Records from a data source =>
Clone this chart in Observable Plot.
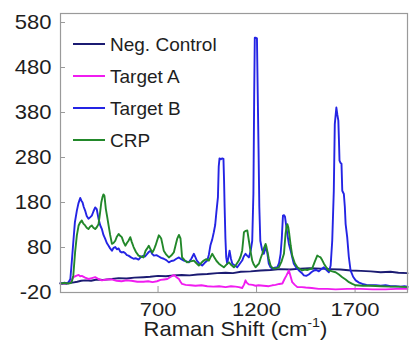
<!DOCTYPE html>
<html><head><meta charset="utf-8">
<script src="https://cdn.jsdelivr.net/npm/d3@7"></script>
<script src="https://cdn.jsdelivr.net/npm/@observablehq/plot@0.6"></script>
<style>
html,body{margin:0;padding:0;background:#fff;}
#chart{position:relative;width:409px;height:346px;overflow:hidden;}
</style></head><body><div id="chart"></div>
<script>
const seriesNames = ["Neg. Control", "Target A", "Target B", "CRP"];
const seriesColors = ["#1b1b72", "#f01cf0", "#2424e4", "#22882a"];
const xTicks = [700, 1200, 1700];
const yTicks = [-20, 80, 180, 280, 380, 480, 580];
const xLabel = "Raman Shift (cm";
const xLabelSup = "-1";

// [Raman shift (cm-1), intensity]
const negControl = [[205,0],[230,0],[250,1],[266,2],[290,4],[310,6],[330,7],[360,6],[390,9],[420,8],[466,10],[500,12],[540,11],[580,13],[626,14],[660,15],[700,17],[740,16],[780,18],[820,19],[860,18],[900,20],[950,21],[1000,23],[1043,24],[1080,23],[1120,26],[1170,27],[1220,29],[1271,30],[1320,32],[1370,31],[1423,33],[1470,34],[1525,33],[1570,32],[1626,31],[1680,29],[1730,28],[1780,27],[1830,25],[1880,26],[1920,24],[1966,23]];

const targetA = [[205,0],[235,0],[246,1],[255,4],[261,7],[271,14],[284,17],[297,19],[305,16],[313,17],[330,13],[347,10],[364,12],[381,14],[398,10],[415,7],[440,9],[464,9],[490,6],[515,5],[540,7],[565,6],[595,4],[626,4],[650,5],[672,3],[695,5],[713,8],[730,9],[747,10],[765,15],[780,19],[787,17],[794,14],[806,10],[814,4],[822,-1],[840,-3],[865,-4],[890,-5],[920,-4],[950,-6],[980,-7],[1010,-6],[1043,-8],[1070,-6],[1093,-7],[1110,-8],[1127,-10],[1137,-2],[1144,7],[1150,2],[1160,-2],[1180,-3],[1195,-5],[1210,-4],[1235,-5],[1262,-6],[1280,-4],[1296,-3],[1315,-1],[1331,0],[1342,10],[1352,18],[1364,29],[1370,20],[1381,3],[1394,-3],[1407,-8],[1430,-8],[1449,-9],[1480,-10],[1515,-12],[1560,-12],[1601,-13],[1660,-12],[1728,-12],[1790,-13],[1855,-13],[1910,-12],[1966,-12]];

const targetB = [[205,1],[215,0],[225,2],[236,0],[246,3],[255,10],[262,47],[270,92],[278,136],[288,162],[296,178],[305,190],[311,184],[317,180],[323,170],[330,162],[338,150],[347,144],[355,147],[364,151],[372,160],[381,169],[389,165],[398,144],[406,130],[415,121],[423,108],[432,99],[440,90],[449,84],[457,78],[466,73],[474,79],[483,81],[491,76],[500,78],[508,71],[516,69],[525,70],[534,67],[542,63],[550,62],[563,58],[576,55],[588,56],[601,53],[611,58],[622,61],[634,60],[645,66],[653,70],[662,73],[670,66],[679,62],[692,63],[704,60],[716,57],[729,55],[742,52],[755,47],[767,50],[780,51],[793,55],[806,58],[818,54],[831,51],[844,49],[856,47],[869,55],[882,66],[890,58],[897,51],[910,44],[924,40],[937,46],[950,51],[958,64],[966,85],[975,98],[983,114],[990,130],[996,158],[1004,192],[1008,260],[1012,278],[1019,276],[1026,278],[1032,277],[1035,230],[1038,169],[1042,100],[1046,58],[1051,44],[1057,58],[1063,73],[1070,55],[1077,44],[1090,40],[1102,36],[1115,44],[1127,51],[1135,60],[1144,66],[1152,62],[1161,58],[1170,72],[1178,95],[1184,200],[1188,420],[1191,546],[1197,546],[1202,545],[1206,420],[1210,300],[1214,170],[1219,95],[1228,75],[1237,66],[1246,80],[1254,70],[1262,44],[1271,36],[1280,33],[1292,35],[1305,36],[1314,45],[1322,66],[1328,100],[1334,151],[1339,152],[1344,149],[1350,130],[1356,110],[1364,88],[1373,73],[1381,58],[1389,44],[1402,35],[1415,29],[1428,24],[1440,18],[1452,17],[1465,20],[1478,25],[1491,29],[1503,30],[1516,27],[1529,32],[1542,36],[1555,30],[1567,25],[1576,40],[1584,95],[1592,206],[1597,354],[1605,391],[1610,375],[1615,362],[1618,320],[1621,273],[1626,268],[1631,266],[1635,206],[1643,199],[1648,170],[1652,132],[1660,103],[1668,60],[1677,29],[1690,15],[1703,7],[1720,2],[1737,-1],[1758,-3],[1779,-4],[1805,-4],[1830,-5],[1855,-4],[1880,-6],[1905,-6],[1931,-7],[1950,-6],[1966,-7]];

const crp = [[205,0],[225,1],[245,0],[256,1],[263,5],[270,18],[279,69],[288,107],[297,129],[305,136],[313,140],[321,133],[330,129],[338,124],[347,121],[355,126],[364,129],[372,124],[381,121],[389,125],[398,132],[406,158],[412,180],[418,192],[423,198],[428,195],[435,166],[442,148],[449,129],[457,108],[466,88],[474,90],[483,95],[491,104],[500,110],[508,106],[516,103],[525,92],[534,84],[542,90],[550,95],[559,103],[567,92],[576,81],[588,70],[601,62],[613,60],[626,58],[637,73],[645,78],[653,84],[662,76],[671,69],[679,75],[687,84],[695,95],[704,107],[710,104],[716,100],[722,88],[729,73],[742,64],[755,58],[767,62],[780,69],[789,85],[797,99],[806,108],[814,100],[818,80],[822,58],[835,52],[847,47],[865,49],[882,51],[895,45],[907,40],[920,46],[932,51],[945,54],[958,51],[966,58],[975,66],[986,58],[997,50],[1009,44],[1021,40],[1034,36],[1047,42],[1060,47],[1072,41],[1085,36],[1097,42],[1110,51],[1119,60],[1127,73],[1132,95],[1136,114],[1145,117],[1153,118],[1161,95],[1170,70],[1178,51],[1186,42],[1195,36],[1203,40],[1212,44],[1220,55],[1229,66],[1237,78],[1246,88],[1250,82],[1254,73],[1262,55],[1271,40],[1280,35],[1288,33],[1300,34],[1313,36],[1326,48],[1339,66],[1347,110],[1352,125],[1356,132],[1361,125],[1366,110],[1373,85],[1381,62],[1394,45],[1407,36],[1420,32],[1432,29],[1445,31],[1457,30],[1470,32],[1482,33],[1495,48],[1508,62],[1516,60],[1525,58],[1533,52],[1542,44],[1555,35],[1567,29],[1584,27],[1601,25],[1618,20],[1635,14],[1652,9],[1669,3],[1686,-1],[1703,-4],[1740,-5],[1779,-5],[1830,-6],[1880,-7],[1920,-7],[1966,-8]];

const seriesData = [negControl, targetA, targetB, crp];

const rows = [];
seriesData.forEach((arr, i) => arr.forEach(([shift, value]) => rows.push({series: seriesNames[i], shift, value})));

const W = 409, H = 346, mT = 13, mL = 60, mR = 2, mB = 54;
const frameW = W - mL - mR, frameH = H - mT - mB;
const font = "'Liberation Sans', Arial, Helvetica, sans-serif";

const chart = Plot.plot({
  width: W, height: H,
  marginTop: mT, marginLeft: mL, marginRight: mR, marginBottom: mB,
  style: {fontFamily: font, fontSize: "19px", color: "#1e1e1e", background: "#fff", overflow: "visible"},
  x: {domain: [205, 1966], label: null},
  y: {domain: [-20, 600], label: null},
  color: {domain: seriesNames, range: seriesColors},
  marks: [
    Plot.axisX({ticks: xTicks, tickFormat: d => String(d), tickSize: 0, tickPadding: 10, label: null, fontSize: 19}),
    Plot.axisY({ticks: yTicks, tickFormat: d => String(d), tickSize: 0, tickPadding: 9, label: null, fontSize: 20}),
    Plot.tickX(xTicks, {x: d => d, stroke: "#9a9a9a", insetTop: frameH - 6}),
    Plot.tickY(yTicks, {y: d => d, stroke: "#9a9a9a", insetRight: frameW - 5}),
    Plot.line(rows, {x: "shift", y: "value", z: "series", stroke: "series", strokeWidth: 1.9, strokeLinejoin: "round"}),
    Plot.frame({stroke: "#9a9a9a", strokeWidth: 1.2})
  ]
});

document.getElementById("chart").appendChild(chart);
const svg = d3.select(chart);

function stretch(el, s) {
  const t = el.getAttribute("transform") || "";
  const x = +el.getAttribute("x") || 0, y = +el.getAttribute("y") || 0;
  el.setAttribute("transform", `${t} translate(${x},${y}) scale(${s},1) translate(${-x},${-y})`);
}
chart.querySelectorAll('[aria-label="x-axis tick label"] text').forEach(el => stretch(el, 1.16));
chart.querySelectorAll('[aria-label="y-axis tick label"] text').forEach(el => stretch(el, 1.1));

// axis title with superscript
const title = svg.append("text")
  .attr("x", 0).attr("y", 0)
  .attr("transform", "translate(235.5,336) scale(1.1,1)")
  .attr("text-anchor", "middle")
  .attr("font-family", font).attr("font-size", 20).attr("fill", "#1e1e1e");
title.append("tspan").text(xLabel);
title.append("tspan").attr("font-size", 13).attr("dy", -9).text(xLabelSup);
title.append("tspan").attr("dy", 9).text(")");

// legend
const legY = [44, 76, 108, 140];
const leg = svg.append("g").attr("font-family", font).attr("font-size", 19).attr("text-anchor", "start");
seriesNames.forEach((name, i) => {
  leg.append("line").attr("x1", 73).attr("x2", 105).attr("y1", legY[i]).attr("y2", legY[i])
    .attr("stroke", seriesColors[i]).attr("stroke-width", 2);
  leg.append("text").attr("x", 110).attr("y", legY[i]).attr("dy", "0.35em")
    .attr("text-anchor", "start").attr("fill", "#1e1e1e").text(name);
});
</script>
</body></html>
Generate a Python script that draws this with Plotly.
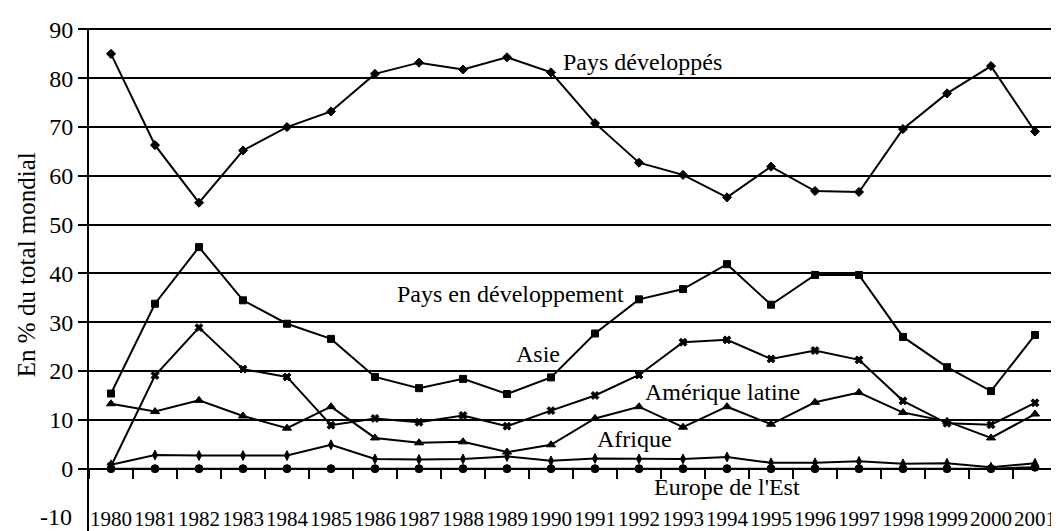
import plotly.graph_objects as go

years = ["1980", "1981", "1982", "1983", "1984", "1985", "1986", "1987", "1988", "1989", "1990",
         "1991", "1992", "1993", "1994", "1995", "1996", "1997", "1998", "1999", "2000", "2001"]

pays_developpes = [85.0, 66.3, 54.5, 65.2, 70.0, 73.2, 80.9, 83.2, 81.8, 84.3, 81.2,
                   70.8, 62.7, 60.2, 55.6, 61.9, 56.9, 56.7, 69.6, 76.9, 82.5, 69.1]
pays_en_dev = [15.4, 33.8, 45.4, 34.5, 29.7, 26.6, 18.8, 16.5, 18.4, 15.3, 18.7,
               27.7, 34.7, 36.8, 41.9, 33.6, 39.7, 39.7, 27.0, 20.8, 15.9, 27.4]
asie = [0.5, 19.1, 28.9, 20.4, 18.8, 8.9, 10.3, 9.5, 10.9, 8.7, 11.9,
        15.0, 19.2, 25.9, 26.4, 22.5, 24.2, 22.3, 13.9, 9.3, 9.0, 13.5]
amerique_latine = [13.3, 11.7, 14.0, 10.8, 8.3, 12.7, 6.3, 5.3, 5.5, 3.4, 4.9,
                   10.3, 12.7, 8.5, 12.7, 9.1, 13.6, 15.6, 11.5, 9.7, 6.3, 11.2]
afrique = [0.8, 2.8, 2.7, 2.7, 2.7, 4.9, 2.0, 1.9, 2.0, 2.5, 1.6,
           2.1, 2.0, 2.0, 2.4, 1.2, 1.2, 1.5, 1.0, 1.1, 0.3, 1.1]
europe_est = [0.0, 0.0, 0.0, 0.0, 0.0, 0.0, 0.0, 0.0, 0.0, 0.0, 0.0,
              0.0, 0.0, 0.0, 0.0, 0.0, 0.0, 0.0, 0.0, 0.0, 0.0, 0.3]

y_ticks = [0, 10, 20, 30, 40, 50, 60, 70, 80, 90]
y_min, y_max = -12.77, 90.3

FONT = "Liberation Serif, Times New Roman, DejaVu Serif, serif"

series = [
    ("Pays développés", pays_developpes, "diamond", 7),
    ("Pays en développement", pays_en_dev, "square", 7),
    ("Asie", asie, "x", 7),
    ("Amérique latine", amerique_latine, "triangle-up", 8),
    ("Afrique", afrique, "diamond-tall", 7),
    ("Europe de l'Est", europe_est, "circle", 8),
]

fig = go.Figure()
for name, vals, sym, sz in series:
    fig.add_trace(go.Scatter(
        x=years, y=vals, name=name, mode="lines+markers",
        line=dict(color="black", width=2),
        marker=dict(symbol=sym, size=sz, color="black", line=dict(color="black", width=1)),
        showlegend=False,
    ))

labels = [
    ("Pays développés", 12.08, 83.4),
    ("Pays en développement", 9.07, 35.8),
    ("Asie", 9.7, 23.6),
    ("Amérique latine", 13.9, 15.8),
    ("Afrique", 11.89, 6.0),
    ("Europe de l'Est", 14.0, -3.8),
]
for text, xi, yv in labels:
    fig.add_annotation(x=xi, y=yv, xref="x", yref="y", text=text, showarrow=False,
                       font=dict(family=FONT, size=24, color="black"))

# "-10" label on the y axis (no grid line there)
fig.add_annotation(x=0, y=-10, xref="paper", yref="y", text="-10", showarrow=False,
                   xanchor="right", xshift=-15, font=dict(family=FONT, size=24, color="black"))
# y axis title
fig.add_annotation(x=0, y=41.8, xref="paper", yref="y", text="En % du total mondial",
                   showarrow=False, textangle=-90, xshift=-78,
                   font=dict(family=FONT, size=25, color="black"))

# right border
fig.add_shape(type="line", xref="paper", yref="y", x0=1, x1=1, y0=0, y1=90,
              line=dict(color="black", width=2))

zero_pos = (0 - y_min) / (y_max - y_min)

# the page body adds an 8px offset; figure is sized so that the plot lands where the reference has it
fig.update_layout(
    width=1051, height=523,
    margin=dict(l=81, r=2, t=20, b=0, autoexpand=False),
    paper_bgcolor="white", plot_bgcolor="white",
    font=dict(family=FONT, color="black"),
    xaxis=dict(
        type="category", range=[-0.5, 21.5],
        anchor="free", position=zero_pos, automargin=False,
        showline=True, linecolor="black", linewidth=2,
        ticks="outside", ticklen=9, tickwidth=2, tickcolor="black",
        tickson="boundaries", tickangle=0,
        ticklabelstandoff=31,
        tickfont=dict(family=FONT, size=21, color="black"),
        showgrid=False, zeroline=False,
    ),
    yaxis=dict(
        range=[y_min, y_max], tickvals=y_ticks, automargin=False,
        showline=True, linecolor="black", linewidth=2,
        ticks="outside", ticklen=9, tickwidth=2, tickcolor="black",
        showgrid=True, gridcolor="black", gridwidth=2,
        zeroline=False,
        tickfont=dict(family=FONT, size=24, color="black"),
    ),
)

fig.write_html("out.html")
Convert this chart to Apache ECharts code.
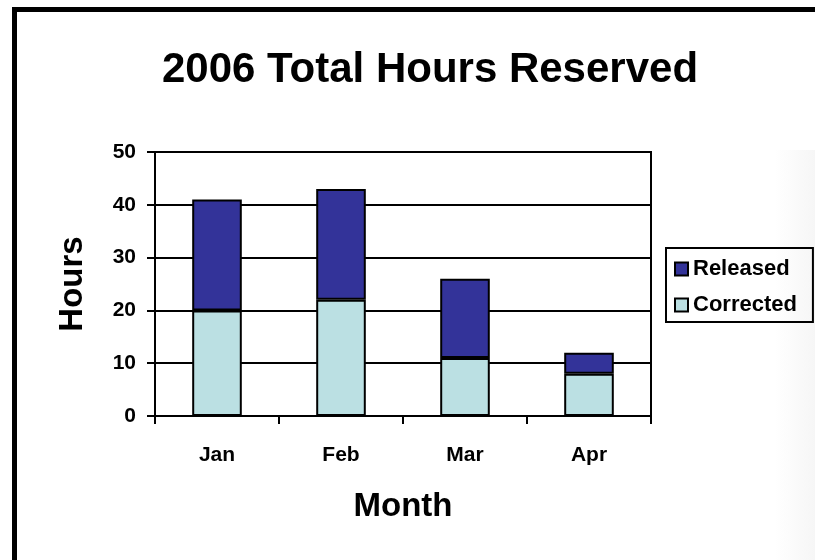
<!DOCTYPE html>
<html>
<head>
<meta charset="utf-8">
<script src="https://cdn.jsdelivr.net/npm/echarts@6/dist/echarts.min.js"></script>
<style>
  html, body { margin: 0; padding: 0; background: #fff; }
  #main { width: 815px; height: 560px; }
</style>
</head>
<body>
<div id="main"></div>
<script type="text/javascript">
// chart data
var months = ['Jan', 'Feb', 'Mar', 'Apr'];
var corrected = [20, 22, 11, 8];
var released = [21, 21, 15, 4];
var yTicks = { min: 0, max: 50, interval: 10 };

var font = 'Liberation Sans, Arial, sans-serif';
var chart = echarts.init(document.getElementById('main'));

chart.setOption({
  backgroundColor: '#ffffff',
  animation: false,
  title: {
    text: '2006 Total Hours Reserved',
    left: 425,
    top: 44,
    textAlign: 'center',
    textStyle: { fontFamily: font, fontSize: 42, fontWeight: 'bold', color: '#000' }
  },
  legend: {
    data: ['Released', 'Corrected'],
    orient: 'vertical',
    left: 666,
    top: 248,
    padding: [10, 16, 6, 8],
    itemGap: 14,
    itemWidth: 13,
    itemHeight: 13,
    icon: 'rect',
    borderColor: '#000',
    borderWidth: 2,
    textStyle: { fontFamily: font, fontSize: 22, fontWeight: 'bold', color: '#000' }
  },
  grid: {
    left: 155, top: 152, right: 164, bottom: 144,
    show: true, borderColor: '#000', borderWidth: 2, backgroundColor: 'transparent'
  },
  xAxis: {
    type: 'category',
    data: months,
    name: 'Month',
    nameLocation: 'middle',
    nameGap: 74,
    nameTextStyle: { fontFamily: font, fontSize: 33, fontWeight: 'bold', color: '#000' },
    axisLine: { lineStyle: { color: '#000', width: 2 } },
    axisTick: { show: true, length: 8, lineStyle: { color: '#000', width: 2 } },
    axisLabel: { margin: 29, fontFamily: font, fontSize: 21, fontWeight: 'bold', color: '#000' }
  },
  yAxis: {
    type: 'value',
    min: yTicks.min,
    max: yTicks.max,
    interval: yTicks.interval,
    name: 'Hours',
    nameLocation: 'middle',
    nameGap: 66,
    nameTextStyle: { fontFamily: font, fontSize: 33, fontWeight: 'bold', color: '#000' },
    axisLine: { show: true, lineStyle: { color: '#000', width: 2 } },
    axisTick: { show: true, length: 8, lineStyle: { color: '#000', width: 2 } },
    axisLabel: { margin: 19, fontFamily: font, fontSize: 21, fontWeight: 'bold', color: '#000' },
    splitLine: { show: true, lineStyle: { color: '#000', width: 2 } }
  },
  series: [
    {
      name: 'Corrected',
      type: 'bar',
      stack: 'hours',
      barWidth: '40%',
      data: corrected,
      itemStyle: { color: '#BBE0E3', borderColor: '#000', borderWidth: 2 }
    },
    {
      name: 'Released',
      type: 'bar',
      stack: 'hours',
      barWidth: '40%',
      data: released,
      itemStyle: { color: '#333399', borderColor: '#000', borderWidth: 2 }
    }
  ],
  graphic: [
    // faint shading along the right edge
    {
      type: 'rect', silent: true, z: -10,
      shape: { x: 775, y: 150, width: 40, height: 410 },
      style: {
        fill: new echarts.graphic.LinearGradient(0, 0, 1, 0, [
          { offset: 0, color: 'rgba(246,246,246,0)' },
          { offset: 1, color: 'rgba(246,246,246,1)' }
        ])
      }
    },
    // frame
    { type: 'rect', silent: true, shape: { x: 12, y: 7, width: 803, height: 5 }, style: { fill: '#000' } },
    { type: 'rect', silent: true, shape: { x: 12, y: 7, width: 5, height: 553 }, style: { fill: '#000' } }
  ]
});
</script>
</body>
</html>
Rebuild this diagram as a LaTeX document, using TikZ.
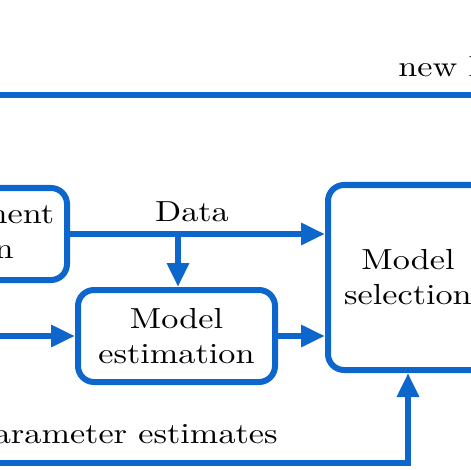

EXERCISE GOAL =>
Extract exactly, and only, the lines from the one with "Generate a Python" to the one with "y_min, y_max = -12.77, 90.3", both ends counted. Leave the images behind.

TASK RESPONSE =>
Generate a Python script that draws this with Plotly.
import plotly.graph_objects as go

years = ["1980", "1981", "1982", "1983", "1984", "1985", "1986", "1987", "1988", "1989", "1990",
         "1991", "1992", "1993", "1994", "1995", "1996", "1997", "1998", "1999", "2000", "2001"]

pays_developpes = [85.0, 66.3, 54.5, 65.2, 70.0, 73.2, 80.9, 83.2, 81.8, 84.3, 81.2,
                   70.8, 62.7, 60.2, 55.6, 61.9, 56.9, 56.7, 69.6, 76.9, 82.5, 69.1]
pays_en_dev = [15.4, 33.8, 45.4, 34.5, 29.7, 26.6, 18.8, 16.5, 18.4, 15.3, 18.7,
               27.7, 34.7, 36.8, 41.9, 33.6, 39.7, 39.7, 27.0, 20.8, 15.9, 27.4]
asie = [0.5, 19.1, 28.9, 20.4, 18.8, 8.9, 10.3, 9.5, 10.9, 8.7, 11.9,
        15.0, 19.2, 25.9, 26.4, 22.5, 24.2, 22.3, 13.9, 9.3, 9.0, 13.5]
amerique_latine = [13.3, 11.7, 14.0, 10.8, 8.3, 12.7, 6.3, 5.3, 5.5, 3.4, 4.9,
                   10.3, 12.7, 8.5, 12.7, 9.1, 13.6, 15.6, 11.5, 9.7, 6.3, 11.2]
afrique = [0.8, 2.8, 2.7, 2.7, 2.7, 4.9, 2.0, 1.9, 2.0, 2.5, 1.6,
           2.1, 2.0, 2.0, 2.4, 1.2, 1.2, 1.5, 1.0, 1.1, 0.3, 1.1]
europe_est = [0.0, 0.0, 0.0, 0.0, 0.0, 0.0, 0.0, 0.0, 0.0, 0.0, 0.0,
              0.0, 0.0, 0.0, 0.0, 0.0, 0.0, 0.0, 0.0, 0.0, 0.0, 0.3]

y_ticks = [0, 10, 20, 30, 40, 50, 60, 70, 80, 90]
y_min, y_max = -12.77, 90.3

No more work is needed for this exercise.